* _INPUT_:
#####

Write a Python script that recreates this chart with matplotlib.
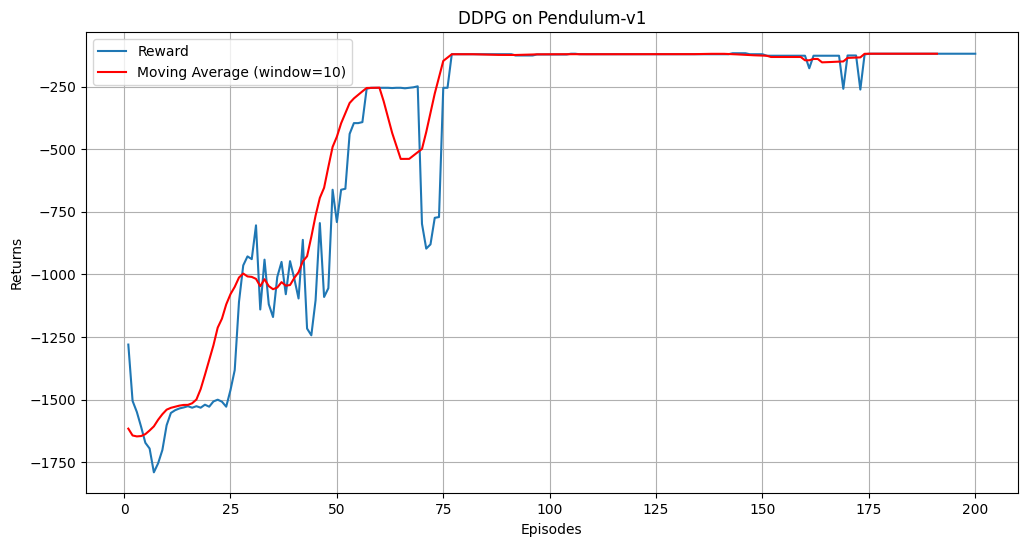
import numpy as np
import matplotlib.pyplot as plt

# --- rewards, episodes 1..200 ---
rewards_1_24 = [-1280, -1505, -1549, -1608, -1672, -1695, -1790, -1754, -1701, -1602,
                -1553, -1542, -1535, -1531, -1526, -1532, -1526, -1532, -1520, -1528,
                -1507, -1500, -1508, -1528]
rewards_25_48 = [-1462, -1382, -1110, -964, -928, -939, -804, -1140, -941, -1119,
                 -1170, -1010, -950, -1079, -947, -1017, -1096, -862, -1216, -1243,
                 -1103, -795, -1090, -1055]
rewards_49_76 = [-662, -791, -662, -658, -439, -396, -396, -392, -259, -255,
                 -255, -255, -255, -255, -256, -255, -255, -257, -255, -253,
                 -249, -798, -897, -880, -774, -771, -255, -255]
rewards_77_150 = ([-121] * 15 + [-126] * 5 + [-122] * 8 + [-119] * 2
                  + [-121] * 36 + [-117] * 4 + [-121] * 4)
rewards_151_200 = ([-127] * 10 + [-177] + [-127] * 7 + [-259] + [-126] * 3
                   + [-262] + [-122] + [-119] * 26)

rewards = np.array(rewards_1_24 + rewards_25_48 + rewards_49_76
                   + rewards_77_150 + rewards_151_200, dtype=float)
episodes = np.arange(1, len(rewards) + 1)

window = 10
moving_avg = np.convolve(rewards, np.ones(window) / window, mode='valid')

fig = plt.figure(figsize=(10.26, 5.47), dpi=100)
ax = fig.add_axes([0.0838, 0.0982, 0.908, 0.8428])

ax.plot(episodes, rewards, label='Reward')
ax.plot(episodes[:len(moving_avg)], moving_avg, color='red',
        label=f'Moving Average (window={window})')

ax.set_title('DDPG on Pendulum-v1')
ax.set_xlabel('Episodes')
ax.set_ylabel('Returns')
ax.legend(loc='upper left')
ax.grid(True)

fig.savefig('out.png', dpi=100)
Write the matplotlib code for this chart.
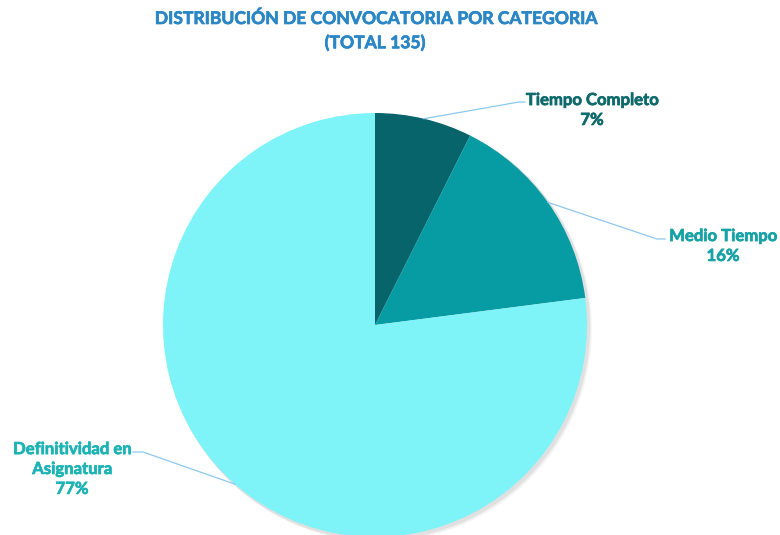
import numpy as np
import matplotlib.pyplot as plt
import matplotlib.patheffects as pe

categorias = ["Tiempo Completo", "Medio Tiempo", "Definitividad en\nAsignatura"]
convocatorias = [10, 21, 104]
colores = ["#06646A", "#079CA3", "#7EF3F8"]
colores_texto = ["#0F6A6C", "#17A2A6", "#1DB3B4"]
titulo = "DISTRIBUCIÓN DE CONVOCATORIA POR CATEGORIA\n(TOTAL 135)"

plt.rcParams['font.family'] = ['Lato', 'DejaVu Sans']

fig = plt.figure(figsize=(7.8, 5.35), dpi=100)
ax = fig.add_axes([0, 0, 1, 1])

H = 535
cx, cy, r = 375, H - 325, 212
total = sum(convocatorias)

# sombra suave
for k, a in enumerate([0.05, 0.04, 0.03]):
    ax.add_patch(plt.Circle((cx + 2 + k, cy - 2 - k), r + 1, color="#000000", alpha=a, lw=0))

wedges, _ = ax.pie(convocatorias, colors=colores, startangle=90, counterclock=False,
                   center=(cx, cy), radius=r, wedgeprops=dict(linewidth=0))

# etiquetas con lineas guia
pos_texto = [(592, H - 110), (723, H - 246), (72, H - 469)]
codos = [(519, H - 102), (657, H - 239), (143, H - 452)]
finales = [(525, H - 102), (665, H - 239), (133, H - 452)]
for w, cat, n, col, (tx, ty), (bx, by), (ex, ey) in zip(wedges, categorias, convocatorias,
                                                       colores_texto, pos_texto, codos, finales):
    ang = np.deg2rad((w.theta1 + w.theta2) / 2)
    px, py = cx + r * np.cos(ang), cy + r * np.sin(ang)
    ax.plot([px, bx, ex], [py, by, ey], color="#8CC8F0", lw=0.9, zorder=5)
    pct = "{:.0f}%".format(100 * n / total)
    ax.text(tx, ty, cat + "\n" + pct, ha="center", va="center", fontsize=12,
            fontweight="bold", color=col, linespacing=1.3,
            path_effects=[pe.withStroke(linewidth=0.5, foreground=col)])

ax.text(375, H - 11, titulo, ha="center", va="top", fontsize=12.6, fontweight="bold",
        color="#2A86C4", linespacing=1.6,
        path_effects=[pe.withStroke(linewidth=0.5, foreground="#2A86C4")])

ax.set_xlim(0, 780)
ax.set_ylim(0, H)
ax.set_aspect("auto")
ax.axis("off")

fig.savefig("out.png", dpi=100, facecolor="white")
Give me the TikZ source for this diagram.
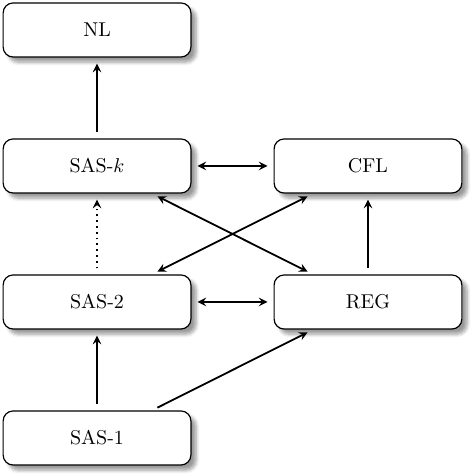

#####

* _DESCRIPTION OF THE TASK_: How many lines in the listing above contain "chart"? Answer with the number alone.

* _TASK ANSWER_: 2